CARTA A JOSEFA, MI ABUELA
José Saramago
(A todas nuestras abuelas, sabias, calladas, a las que se les robó el tiempo de la igualdad.)
(A todas nuestras abuelas, sabias, calladas, a las que se les robó el tiempo de la igualdad.)
CARTA A JOSEFA, MI ABUELA
José Saramago
(A todas nuestras abuelas, sabias, calladas, a las que se les robó el tiempo de la igualdad.)
Tienes noventa años. Estás vieja, dolorida. Me dices que fuiste la muchacha más hermosa de tu tiempo – y yo lo creo. No sabes leer.
Tienes las manos gruesas y
deformadas, los pies como acortezados. Cargaste en la cabeza toneladas
de leña y haces, albuferas de agua. Viste nacer el sol todos los días.
Con el pan que has amasado podría hacerse un banquete universal. Criaste
personas y ganado, metiste a los lechones en tu cama cuando el frío
amenazaba don helarlos.
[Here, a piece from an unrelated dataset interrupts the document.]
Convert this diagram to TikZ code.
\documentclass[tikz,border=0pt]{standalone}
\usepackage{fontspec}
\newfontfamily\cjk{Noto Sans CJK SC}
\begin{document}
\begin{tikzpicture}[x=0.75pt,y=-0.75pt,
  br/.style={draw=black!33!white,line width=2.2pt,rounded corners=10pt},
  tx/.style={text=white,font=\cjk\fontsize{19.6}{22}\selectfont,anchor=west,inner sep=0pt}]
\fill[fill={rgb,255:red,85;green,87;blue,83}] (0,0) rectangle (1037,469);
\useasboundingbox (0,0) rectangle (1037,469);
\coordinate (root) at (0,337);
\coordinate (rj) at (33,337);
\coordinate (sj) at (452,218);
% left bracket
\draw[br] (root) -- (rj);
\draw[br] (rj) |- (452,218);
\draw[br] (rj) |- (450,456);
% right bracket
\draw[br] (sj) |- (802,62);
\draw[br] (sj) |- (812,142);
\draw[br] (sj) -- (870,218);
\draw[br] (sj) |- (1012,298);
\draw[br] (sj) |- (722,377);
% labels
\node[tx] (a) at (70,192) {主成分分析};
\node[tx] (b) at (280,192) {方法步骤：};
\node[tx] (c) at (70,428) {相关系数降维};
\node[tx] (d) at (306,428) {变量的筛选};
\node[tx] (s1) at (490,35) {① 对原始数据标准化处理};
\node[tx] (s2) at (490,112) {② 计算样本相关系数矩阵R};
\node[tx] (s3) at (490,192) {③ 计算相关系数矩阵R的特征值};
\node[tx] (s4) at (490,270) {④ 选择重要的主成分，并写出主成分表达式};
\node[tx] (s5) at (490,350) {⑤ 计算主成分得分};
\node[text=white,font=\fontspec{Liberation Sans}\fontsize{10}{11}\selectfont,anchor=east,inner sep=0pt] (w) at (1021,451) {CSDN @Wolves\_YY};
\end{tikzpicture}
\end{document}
Me contaste historias de apariciones y
hombres-lobo, viejas cuestiones de familia, un crimen de muerte.
Viga maestra de tu casa, fuego de
tu hogar – siete veces quedaste grávida, siete veces pariste.
No sabes nada del mundo. No entiendes de política, ni de economía, ni de
literatura, ni de filosofía, ni de religión. Heredaste unos cientos de
palabras prácticas, un vocabulario elemental. Con eso viviste y vas
viviendo. Eres sensible a las catástrofes y también a los casos de la
calle, a las bodas de las princesas y al robo de los conejos de la
vecina. Tienes grandes odios por motivos de los que ya ni el recuerdo te
queda, y grandes dedicaciones que no se asientan en nada.
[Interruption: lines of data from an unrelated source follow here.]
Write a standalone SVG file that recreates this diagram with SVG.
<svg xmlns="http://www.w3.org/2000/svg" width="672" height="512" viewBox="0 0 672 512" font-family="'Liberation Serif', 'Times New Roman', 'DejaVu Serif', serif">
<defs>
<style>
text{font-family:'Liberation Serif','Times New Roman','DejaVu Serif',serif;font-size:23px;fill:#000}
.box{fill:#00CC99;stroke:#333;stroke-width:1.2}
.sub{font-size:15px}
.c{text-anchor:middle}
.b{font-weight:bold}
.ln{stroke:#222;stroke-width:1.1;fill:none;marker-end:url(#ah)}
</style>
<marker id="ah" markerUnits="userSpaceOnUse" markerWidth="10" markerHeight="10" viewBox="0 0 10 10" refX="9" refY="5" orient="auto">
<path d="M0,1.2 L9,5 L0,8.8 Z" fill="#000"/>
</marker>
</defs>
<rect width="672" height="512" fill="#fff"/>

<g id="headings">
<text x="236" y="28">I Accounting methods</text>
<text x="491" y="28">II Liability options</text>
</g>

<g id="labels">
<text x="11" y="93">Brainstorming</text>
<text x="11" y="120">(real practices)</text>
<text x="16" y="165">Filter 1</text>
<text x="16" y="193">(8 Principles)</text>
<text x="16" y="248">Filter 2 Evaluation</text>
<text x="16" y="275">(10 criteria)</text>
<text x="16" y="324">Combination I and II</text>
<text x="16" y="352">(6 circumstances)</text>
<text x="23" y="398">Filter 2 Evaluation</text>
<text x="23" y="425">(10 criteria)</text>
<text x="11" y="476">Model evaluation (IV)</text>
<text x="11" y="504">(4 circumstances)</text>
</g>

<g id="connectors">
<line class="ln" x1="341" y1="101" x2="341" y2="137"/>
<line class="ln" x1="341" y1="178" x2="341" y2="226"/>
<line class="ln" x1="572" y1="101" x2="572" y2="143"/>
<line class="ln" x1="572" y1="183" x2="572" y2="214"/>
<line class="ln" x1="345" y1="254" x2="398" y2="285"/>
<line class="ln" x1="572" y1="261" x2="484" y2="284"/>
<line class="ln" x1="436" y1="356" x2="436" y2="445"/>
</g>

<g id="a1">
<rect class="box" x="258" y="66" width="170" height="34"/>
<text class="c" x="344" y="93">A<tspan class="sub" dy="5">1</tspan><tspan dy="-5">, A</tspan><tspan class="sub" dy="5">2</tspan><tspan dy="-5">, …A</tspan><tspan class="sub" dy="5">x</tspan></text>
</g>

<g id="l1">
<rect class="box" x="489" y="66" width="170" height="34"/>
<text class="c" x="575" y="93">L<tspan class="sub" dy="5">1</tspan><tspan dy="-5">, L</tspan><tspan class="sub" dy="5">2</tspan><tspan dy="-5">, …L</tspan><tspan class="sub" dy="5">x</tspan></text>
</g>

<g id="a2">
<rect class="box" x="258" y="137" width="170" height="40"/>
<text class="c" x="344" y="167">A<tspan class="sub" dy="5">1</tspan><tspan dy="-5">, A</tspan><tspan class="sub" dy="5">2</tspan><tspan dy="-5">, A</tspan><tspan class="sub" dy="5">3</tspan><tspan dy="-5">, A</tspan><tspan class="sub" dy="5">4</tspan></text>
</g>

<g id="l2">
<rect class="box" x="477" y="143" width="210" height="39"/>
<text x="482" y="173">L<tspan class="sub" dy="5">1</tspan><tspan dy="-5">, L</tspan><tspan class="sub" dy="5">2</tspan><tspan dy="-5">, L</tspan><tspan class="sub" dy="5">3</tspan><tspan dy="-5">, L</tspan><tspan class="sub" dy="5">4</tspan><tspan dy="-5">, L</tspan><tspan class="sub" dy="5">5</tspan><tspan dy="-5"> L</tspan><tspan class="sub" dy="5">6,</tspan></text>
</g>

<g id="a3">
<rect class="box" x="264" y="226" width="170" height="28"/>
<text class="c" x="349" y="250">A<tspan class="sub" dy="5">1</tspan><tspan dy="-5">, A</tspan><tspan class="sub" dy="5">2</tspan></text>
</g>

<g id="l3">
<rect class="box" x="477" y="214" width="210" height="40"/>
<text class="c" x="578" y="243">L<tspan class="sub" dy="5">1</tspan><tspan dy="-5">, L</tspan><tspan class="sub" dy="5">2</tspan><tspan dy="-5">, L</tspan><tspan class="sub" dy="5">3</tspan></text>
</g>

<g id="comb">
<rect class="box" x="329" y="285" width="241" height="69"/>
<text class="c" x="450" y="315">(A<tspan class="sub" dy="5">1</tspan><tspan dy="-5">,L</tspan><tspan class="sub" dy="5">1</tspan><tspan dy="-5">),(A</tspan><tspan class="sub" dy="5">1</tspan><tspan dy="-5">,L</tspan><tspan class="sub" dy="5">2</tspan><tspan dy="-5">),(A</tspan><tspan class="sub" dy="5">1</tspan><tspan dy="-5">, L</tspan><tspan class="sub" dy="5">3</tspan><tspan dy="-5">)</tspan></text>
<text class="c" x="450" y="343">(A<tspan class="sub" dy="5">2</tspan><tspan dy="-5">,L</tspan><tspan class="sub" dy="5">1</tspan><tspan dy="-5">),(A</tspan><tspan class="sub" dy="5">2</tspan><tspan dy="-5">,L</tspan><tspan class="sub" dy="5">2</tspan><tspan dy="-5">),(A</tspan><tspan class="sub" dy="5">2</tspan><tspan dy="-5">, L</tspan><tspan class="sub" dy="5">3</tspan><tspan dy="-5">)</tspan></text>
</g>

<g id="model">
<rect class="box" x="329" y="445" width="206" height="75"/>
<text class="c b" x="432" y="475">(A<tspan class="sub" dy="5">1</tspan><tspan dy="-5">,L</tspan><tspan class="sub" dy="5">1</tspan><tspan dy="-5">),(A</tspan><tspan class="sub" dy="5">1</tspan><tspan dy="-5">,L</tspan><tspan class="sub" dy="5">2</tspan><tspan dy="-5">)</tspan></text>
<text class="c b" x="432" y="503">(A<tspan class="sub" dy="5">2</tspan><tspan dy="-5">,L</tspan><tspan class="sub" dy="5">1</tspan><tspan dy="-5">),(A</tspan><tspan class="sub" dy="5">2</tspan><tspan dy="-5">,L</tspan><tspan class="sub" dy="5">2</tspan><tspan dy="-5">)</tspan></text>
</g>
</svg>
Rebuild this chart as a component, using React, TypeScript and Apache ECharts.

Vives. Para ti, la palabra
Vietnam es sólo un sonido bárbaro que nada tiene que ver con tu círculo
vital de legua y media de radio. De hambres, sabes algo: viste y una
bandera negra izada en la torre de la iglesia. (¿Me lo contaste tú, o
habré soñado que lo contabas?).
Llevas contigo tu pequeño capullo
de intereses. Y, sin embargo, tienes ojos claros y eres alegre. Tu risa
es como un cohete de colores. Nunca he visto reír a nadie como a ti.
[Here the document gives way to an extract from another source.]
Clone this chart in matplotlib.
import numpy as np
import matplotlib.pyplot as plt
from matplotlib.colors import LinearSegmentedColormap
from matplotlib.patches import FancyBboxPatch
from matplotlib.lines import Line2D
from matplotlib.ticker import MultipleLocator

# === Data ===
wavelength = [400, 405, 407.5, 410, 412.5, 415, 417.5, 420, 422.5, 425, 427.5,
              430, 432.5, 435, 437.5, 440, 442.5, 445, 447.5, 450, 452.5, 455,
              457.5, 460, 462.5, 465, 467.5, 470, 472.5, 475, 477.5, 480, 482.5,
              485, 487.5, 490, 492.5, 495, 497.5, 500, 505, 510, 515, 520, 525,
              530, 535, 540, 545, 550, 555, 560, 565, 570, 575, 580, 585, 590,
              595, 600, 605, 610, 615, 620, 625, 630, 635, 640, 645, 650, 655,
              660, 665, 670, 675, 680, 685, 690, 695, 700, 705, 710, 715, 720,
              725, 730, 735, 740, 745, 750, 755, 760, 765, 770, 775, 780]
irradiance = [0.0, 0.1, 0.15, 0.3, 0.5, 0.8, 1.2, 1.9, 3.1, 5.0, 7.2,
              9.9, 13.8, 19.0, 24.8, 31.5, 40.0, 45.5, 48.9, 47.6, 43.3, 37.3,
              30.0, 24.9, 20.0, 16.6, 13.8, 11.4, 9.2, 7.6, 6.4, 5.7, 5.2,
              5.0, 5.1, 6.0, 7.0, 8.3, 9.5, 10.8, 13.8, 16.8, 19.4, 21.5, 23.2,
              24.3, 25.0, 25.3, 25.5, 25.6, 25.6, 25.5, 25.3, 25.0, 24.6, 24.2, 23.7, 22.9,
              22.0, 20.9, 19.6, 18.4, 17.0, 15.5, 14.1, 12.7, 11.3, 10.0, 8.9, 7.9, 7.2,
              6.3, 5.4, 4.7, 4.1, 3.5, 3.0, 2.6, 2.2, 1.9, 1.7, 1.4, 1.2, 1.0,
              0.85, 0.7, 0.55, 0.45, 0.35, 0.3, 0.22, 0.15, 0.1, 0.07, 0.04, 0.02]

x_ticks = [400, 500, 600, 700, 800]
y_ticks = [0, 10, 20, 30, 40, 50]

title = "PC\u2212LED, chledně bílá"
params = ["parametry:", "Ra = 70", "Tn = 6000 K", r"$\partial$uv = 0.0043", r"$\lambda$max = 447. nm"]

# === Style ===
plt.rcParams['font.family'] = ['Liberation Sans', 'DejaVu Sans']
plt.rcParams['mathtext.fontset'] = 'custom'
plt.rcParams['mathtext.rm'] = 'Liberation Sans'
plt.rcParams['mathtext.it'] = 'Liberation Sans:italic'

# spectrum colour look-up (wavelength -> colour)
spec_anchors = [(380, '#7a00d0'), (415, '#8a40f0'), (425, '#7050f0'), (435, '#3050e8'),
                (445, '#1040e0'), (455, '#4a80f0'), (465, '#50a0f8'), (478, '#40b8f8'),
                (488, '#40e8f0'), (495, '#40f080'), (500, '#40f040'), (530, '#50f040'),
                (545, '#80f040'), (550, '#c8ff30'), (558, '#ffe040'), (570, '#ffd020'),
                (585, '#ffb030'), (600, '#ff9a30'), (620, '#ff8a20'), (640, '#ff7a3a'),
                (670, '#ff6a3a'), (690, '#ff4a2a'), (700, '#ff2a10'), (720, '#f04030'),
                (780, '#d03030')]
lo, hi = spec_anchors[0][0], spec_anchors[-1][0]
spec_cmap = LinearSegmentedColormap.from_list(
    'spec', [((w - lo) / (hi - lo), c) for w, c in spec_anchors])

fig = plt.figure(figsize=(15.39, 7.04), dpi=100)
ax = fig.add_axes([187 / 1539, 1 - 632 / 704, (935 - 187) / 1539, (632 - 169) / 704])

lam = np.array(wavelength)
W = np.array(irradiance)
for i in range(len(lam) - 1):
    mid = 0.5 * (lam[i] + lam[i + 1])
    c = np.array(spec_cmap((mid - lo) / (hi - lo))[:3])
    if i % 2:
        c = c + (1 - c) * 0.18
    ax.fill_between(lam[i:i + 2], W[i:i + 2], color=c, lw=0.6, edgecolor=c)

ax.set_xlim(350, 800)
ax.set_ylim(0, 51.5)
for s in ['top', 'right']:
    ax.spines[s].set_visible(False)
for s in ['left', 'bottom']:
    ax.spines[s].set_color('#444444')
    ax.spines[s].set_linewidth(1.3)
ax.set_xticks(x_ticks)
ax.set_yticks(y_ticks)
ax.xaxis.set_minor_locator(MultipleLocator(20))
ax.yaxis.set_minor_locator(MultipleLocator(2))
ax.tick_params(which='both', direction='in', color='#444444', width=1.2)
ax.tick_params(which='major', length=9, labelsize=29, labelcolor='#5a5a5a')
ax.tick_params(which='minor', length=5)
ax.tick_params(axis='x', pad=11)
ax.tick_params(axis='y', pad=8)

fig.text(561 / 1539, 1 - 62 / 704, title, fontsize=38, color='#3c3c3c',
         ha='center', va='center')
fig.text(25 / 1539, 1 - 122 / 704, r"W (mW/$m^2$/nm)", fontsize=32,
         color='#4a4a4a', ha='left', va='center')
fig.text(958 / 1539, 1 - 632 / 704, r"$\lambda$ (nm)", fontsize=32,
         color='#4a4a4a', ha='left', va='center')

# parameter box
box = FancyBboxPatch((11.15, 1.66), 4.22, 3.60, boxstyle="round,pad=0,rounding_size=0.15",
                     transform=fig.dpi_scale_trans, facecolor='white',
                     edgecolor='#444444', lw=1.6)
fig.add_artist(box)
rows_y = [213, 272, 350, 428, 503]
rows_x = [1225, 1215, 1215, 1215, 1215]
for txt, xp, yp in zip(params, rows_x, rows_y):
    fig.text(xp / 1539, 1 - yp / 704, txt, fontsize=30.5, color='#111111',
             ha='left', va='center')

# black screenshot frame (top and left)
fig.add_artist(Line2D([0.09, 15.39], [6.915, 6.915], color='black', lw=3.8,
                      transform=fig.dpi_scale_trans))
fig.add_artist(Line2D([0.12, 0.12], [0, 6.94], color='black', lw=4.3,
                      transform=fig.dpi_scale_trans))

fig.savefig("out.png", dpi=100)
Te tengo delante, y no te entiendo. Soy de tu carne y de tu sangre, pero
no entiendo.
Viniste a este mundo y no te has
preocupado por saber qué es el mundo. Llegas al final de tu vida, y el
mundo es aún para ti lo que era cuando naciste: una interrogación, un
misterio inaccesible, algo que no forma parte de tu herencia: quinientas
palabras, huerto al que en cinco minutos se da la vuelta, una casa de
tejas y el suelo de tierra apisonada.
Aprieto tu mano callosa, paso mi
mano por tu rostro arrugado y por tu cabello blanco que resistió el peso
de las cargas – y sigo sin entender. Fuiste hermosa, dices, y veo muy
bien que eres inteligente. ¿Porqué te han robado, pues, el mundo? ¿Quién
te lo robó?
Peor quizá de esto entienda yo, y
te diría cómo, y por qué, y cuando, si supiera elegir entre mis
innumerables palabras las que tú podrías comprender. Ya no vale la pena.
El mundo continuará sin ti – y sin mí también. No nos habremos dicho el
uno al otro lo que más importa.
¿Realmente no nos lo habremos dicho?
No te habré dicho yo, porque mis
palabras no eran las tuyas, el mundo que te era debido. Me quedo con esa
culpa de la que no me acusas – y eso es aún peor. Pero, por qué,
abuela, por qué te sientas al umbral de tu puerta, abierta hacia la
noche estrellada e inmensa, hacia el cielo del que nada sabes y por el
que nunca viajarás, hacia el silencio de los campos y de los árboles en
sombra, y dices, con la tranquila serenidad de tus noventa años y el
fuego de tu adolescencia nunca perdida: “¡El mundo es tan bonito, y me
da tanta tristeza morir!”.
Eso es lo que yo no entiendo – pero la culpa no es tuya.